Unfortunately for them, that day-to-day is so yesterday. At least in the opinion of coach Pete Carroll. Having been in the position of defending seven Pac-10 championships and two national championships while coaching college ball, he is aware of the Prime Directive for the next eight months.

"What’s happened before is obviously significant," he said, "but it doesn’t mean anything unless we go out and keep working."

Hubris. Arrogance. Complacency. Inattention. Sloth. All more formidable than the San Francisco 49ers.

Hard as was winning one, winning two is a face full of fist. So hard, in fact, that Carroll was reminded Tuesday that the last Super Bowl champion to even win a playoff game the following season was the 2005 New England Patriots.

Carroll swatted away the thought as if he were Richard Sherman against 49ers QB Colin Kaepernick.

“I could [not] care less about that stat,” Carroll said, with as much of a harrumph as the man of eternal sunshine could muster.

One thing we have learned observing Carroll is that the conventions of his industry matter little to him. The habits of other teams, the statistics and records they create, are virtually meaningless. Just as is the Seahawks' 2013 season to him now.

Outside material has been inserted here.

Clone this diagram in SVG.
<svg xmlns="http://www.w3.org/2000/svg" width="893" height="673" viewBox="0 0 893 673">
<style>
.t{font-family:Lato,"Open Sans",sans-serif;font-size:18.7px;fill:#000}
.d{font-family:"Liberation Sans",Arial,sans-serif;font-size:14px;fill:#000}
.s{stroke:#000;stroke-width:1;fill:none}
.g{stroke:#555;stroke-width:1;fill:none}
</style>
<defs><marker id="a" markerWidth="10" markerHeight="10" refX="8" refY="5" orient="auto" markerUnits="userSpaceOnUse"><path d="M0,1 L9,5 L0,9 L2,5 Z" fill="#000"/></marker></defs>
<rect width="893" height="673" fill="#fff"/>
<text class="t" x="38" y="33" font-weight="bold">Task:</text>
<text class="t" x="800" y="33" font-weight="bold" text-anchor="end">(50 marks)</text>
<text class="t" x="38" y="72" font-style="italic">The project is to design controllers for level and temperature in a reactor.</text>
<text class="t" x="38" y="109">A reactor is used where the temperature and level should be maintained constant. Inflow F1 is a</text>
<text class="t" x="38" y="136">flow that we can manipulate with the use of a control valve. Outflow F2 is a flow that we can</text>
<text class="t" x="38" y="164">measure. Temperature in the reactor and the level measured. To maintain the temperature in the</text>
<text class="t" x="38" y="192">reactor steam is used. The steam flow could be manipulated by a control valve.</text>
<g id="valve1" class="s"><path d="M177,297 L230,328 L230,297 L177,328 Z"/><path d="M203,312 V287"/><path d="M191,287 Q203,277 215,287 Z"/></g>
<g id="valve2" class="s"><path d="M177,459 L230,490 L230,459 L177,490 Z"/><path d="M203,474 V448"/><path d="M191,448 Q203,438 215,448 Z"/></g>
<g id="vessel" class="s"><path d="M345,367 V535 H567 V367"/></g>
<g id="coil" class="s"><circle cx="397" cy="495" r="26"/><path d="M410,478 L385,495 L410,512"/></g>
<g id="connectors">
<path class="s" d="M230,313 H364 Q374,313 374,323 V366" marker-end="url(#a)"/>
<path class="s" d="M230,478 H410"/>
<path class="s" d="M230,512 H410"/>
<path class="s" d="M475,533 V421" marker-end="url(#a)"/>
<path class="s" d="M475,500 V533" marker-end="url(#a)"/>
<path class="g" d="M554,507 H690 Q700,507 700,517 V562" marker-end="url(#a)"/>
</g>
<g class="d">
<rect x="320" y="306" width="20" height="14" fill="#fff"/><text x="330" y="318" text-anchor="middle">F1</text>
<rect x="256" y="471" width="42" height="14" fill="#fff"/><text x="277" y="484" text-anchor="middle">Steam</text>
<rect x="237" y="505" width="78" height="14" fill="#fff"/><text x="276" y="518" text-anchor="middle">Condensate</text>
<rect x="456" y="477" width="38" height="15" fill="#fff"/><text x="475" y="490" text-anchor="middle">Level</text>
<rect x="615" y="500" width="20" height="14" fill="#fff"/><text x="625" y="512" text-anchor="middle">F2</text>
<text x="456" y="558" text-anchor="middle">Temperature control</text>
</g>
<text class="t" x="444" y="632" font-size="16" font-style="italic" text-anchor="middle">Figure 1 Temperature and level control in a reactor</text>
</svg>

Through word and deed, he manages to pull his players' eyes away from the rearview mirror, as well as the far horizon and their own personal histories, then gets them to work incrementally and collectively on the task of the day.

Seems like the plan of any experienced professor, plant manager or software executive. It's a lot harder to do when the whole world is watching, most hoping he'll fail. Skeptics want to consign the Seahawks' success to a mutation, a two-headed calf. Because in the short-attention-span theater that is American pro team sports, if you do a weird thing twice, it means the industry must change.

If the Seahawks are 9-3 by December, listen closely and you'll hear steam start to pop rivets from the NFL boiler.

Tuesday was the first day of 2014 on the Seahawks calendar. "Organized team activities" — OTAs — are what the NFL calls padless practices, free of collisions and tackles, where 90 players are invited to compete for 53 roster spots with no opportunity to bludgeon one's way to prominence.

After 10 OTAs, there's a mini-camp in June, a training camp in July, exhibitions in August and sincere hostilities in September. But that linear thinking is for fans and media and not part of the conversation at practice.

"We just do this one day at a time," Carroll said. "We did exactly that today. That’s a good indication that the guys are on board with what we’re talking about. This takes discipline, and commitment to doing it the right way. So far, everything is going fine. We have a long ways to go.”

That may sound unenlightening, but these OTAs are where Carroll and his staff can do a lot of developmental coaching without worry over game plans. And player development is where these guys excel.

Here's a little secret that Carroll's methods exposed: A lot of the athletes competing at this level are as evenly matched as they are good. That means they are interchangeable. Now, coaches don't want to say that directly to players or the public, but the fact is that Carroll and general manager John Schneider know that they can fairly easily replace all those who left in free agency.